On the other side of the new balance point (towards the original center of the stick):
The meterstick's total weight (which is $$0.34 \mathrm{kg}$$) acts as if it were all concentrated at its original center ($$50 \mathrm{cm}$$ mark). So, its distance from the new balance point ($$40.5 \mathrm{cm}$$ mark) is $$(50 - 40.5) \mathrm{cm} = 9.5 \mathrm{cm}$$.

**step4** Determining the mass comparison for part a

We now compare the distances: the necklace is $$40.5 \mathrm{cm}$$ from the new balance point, while the meterstick's effective weight is $$9.5 \mathrm{cm}$$ from the new balance point.
For objects to balance on a seesaw or a stick, if one object is further away from the balance point, it needs to be lighter than an object that is closer to the balance point. Since the necklace is at a much greater distance ($$40.5 \mathrm{cm}$$) from the new balance point compared to the meterstick's effective weight ($$9.5 \mathrm{cm}$$), the mass of the necklace must be less than the mass of the meterstick. If the necklace were heavier or the same mass, the balance point would have moved either much closer to the necklace or not as far, respectively.

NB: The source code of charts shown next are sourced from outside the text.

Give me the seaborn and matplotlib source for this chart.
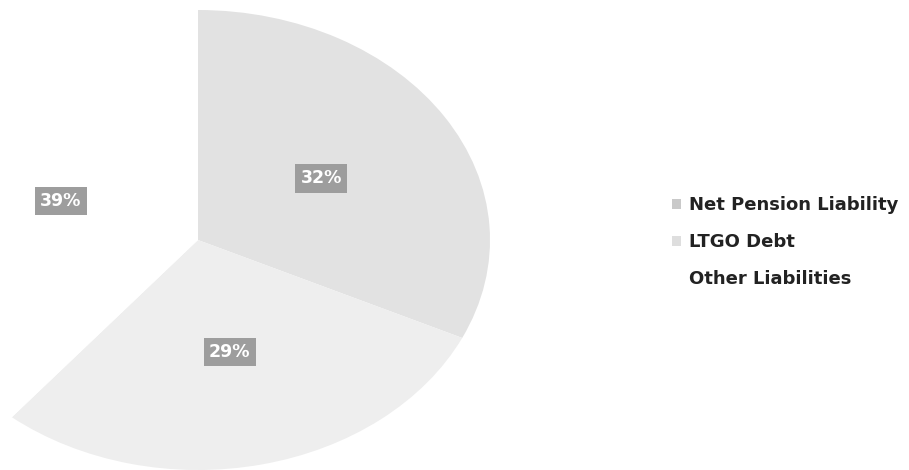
import matplotlib
matplotlib.use("Agg")
import matplotlib.pyplot as plt
import seaborn as sns

labels = ["Net Pension Liability", "LTGO Debt", "Other Liabilities"]
shares = [32, 29, 39]
slice_colors = ["#e2e2e2", "#eeeeee", "#ffffff"]

sns.set_theme(style="white")
plt.rcParams["font.family"] = ["DejaVu Sans"]

fig = plt.figure(figsize=(9.09, 4.70), dpi=100)
# the scanned pie is squashed into an ellipse, so the axes is stretched
ax = fig.add_axes([-94 / 909, 0.0, 584 / 909, 460 / 470])

wedges, texts, autotexts = ax.pie(
    shares,
    colors=slice_colors,
    startangle=90,
    counterclock=False,
    radius=1.0,
    autopct="%d%%",
    pctdistance=0.5,
    wedgeprops=dict(linewidth=0),
    textprops=dict(color="white", fontsize=12.5, fontweight="bold"),
)
for t in autotexts:
    t.set_bbox(dict(boxstyle="square,pad=0.3", facecolor="#9d9d9d", edgecolor="none"))

ax.set_aspect("auto")
ax.set_xlim(-1, 1)
ax.set_ylim(-1, 1)
ax.axis("off")

leg = fig.legend(
    wedges, labels,
    loc="upper left",
    bbox_to_anchor=(656 / 909, 1 - 180 / 470),
    frameon=False,
    handlelength=0.5,
    handleheight=0.5,
    handletextpad=0.45,
    labelspacing=1.05,
    prop=dict(size=13, weight="bold"),
)
for txt in leg.get_texts():
    txt.set_color("#222222")
for h, c in zip(leg.legend_handles, ["#c9c9c9", "#dedede", "#ffffff"]):
    h.set_facecolor(c)

fig.savefig("out.png", dpi=100)
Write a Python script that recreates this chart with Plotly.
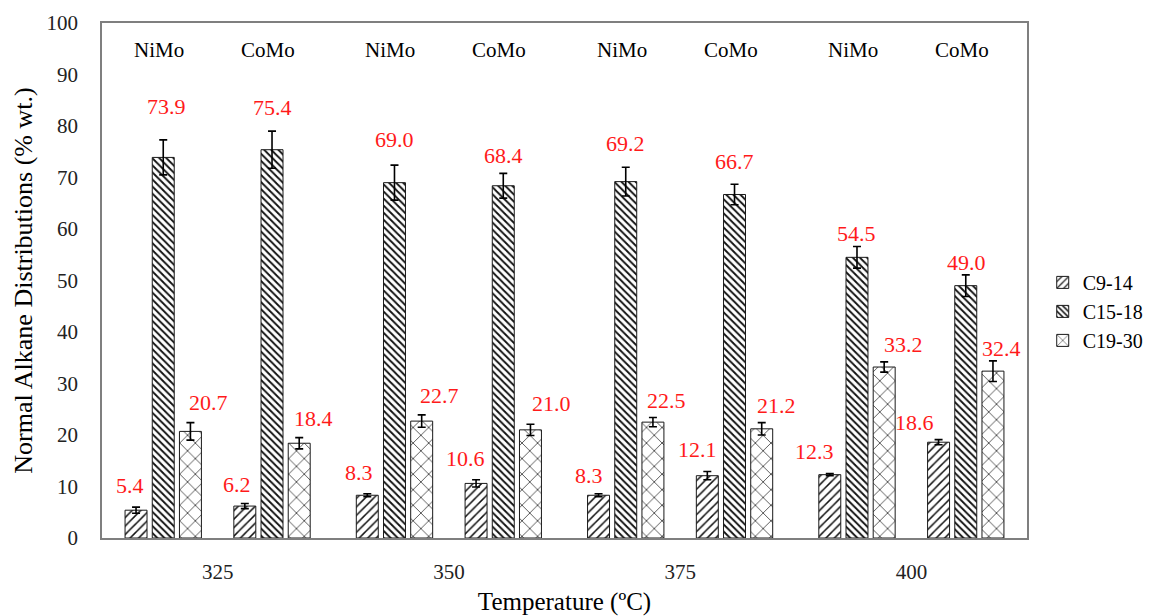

**step5** Setting up the calculation for part b

To find the exact mass of the necklace, we use the rule that for balance, the 'pulling down effect' on one side equals the 'pulling down effect' on the other side.
'Pulling down effect' is found by multiplying the mass by its distance from the balance point.
Let the mass of the necklace be $$M_{necklace}$$.
The necklace is at a distance of $$40.5 \mathrm{cm}$$ from the new balance point.
The mass of the meterstick is $$0.34 \mathrm{kg}$$.
The meterstick's effective weight is at a distance of $$9.5 \mathrm{cm}$$ from the new balance point.
So, we set up the balance equation:
$$M_{necklace} \times 40.5 \mathrm{cm} = 0.34 \mathrm{kg} \times 9.5 \mathrm{cm}$$

**step6** Calculating the known side of the balance

First, we calculate the 'pulling down effect' for the meterstick's side:
$$0.34 \mathrm{kg} \times 9.5 \mathrm{cm}$$
To multiply these numbers, we can first multiply them as if they were whole numbers:
$$34 \times 95$$
We can break this down:
$$34 \times 90 = 3060$$
$$34 \times 5 = 170$$
Now, add these results:
$$3060 + 170 = 3230$$
Since there are a total of three digits after the decimal point in the original numbers ($$0.34$$ has two, $$9.5$$ has one), we place the decimal point three places from the right in our answer:
$$3.230$$
So, $$0.34 \mathrm{kg} \times 9.5 \mathrm{cm} = 3.230 \mathrm{kg} \cdot \mathrm{cm}$$

**step7** Solving for the mass of the necklace

Now we have:
$$M_{necklace} \times 40.5 \mathrm{cm} = 3.230 \mathrm{kg} \cdot \mathrm{cm}$$
To find $$M_{necklace}$$, we need to divide $$3.230$$ by $$40.5$$:
$$M_{necklace} = 3.230 \div 40.5$$
To make the division easier, we can move the decimal point one place to the right in both numbers so that $$40.5$$ becomes a whole number:
$$M_{necklace} = 32.3 \div 405$$
Now, we perform the division:
$$32.3 \div 405 \approx 0.079753...$$
When we round this to two decimal places, which matches the precision of the given mass ($$0.34 \mathrm{kg}$$), we get:
$$M_{necklace} \approx 0.08 \mathrm{kg}$$
So, the mass of the necklace is approximately $$0.08 \mathrm{kg}$$.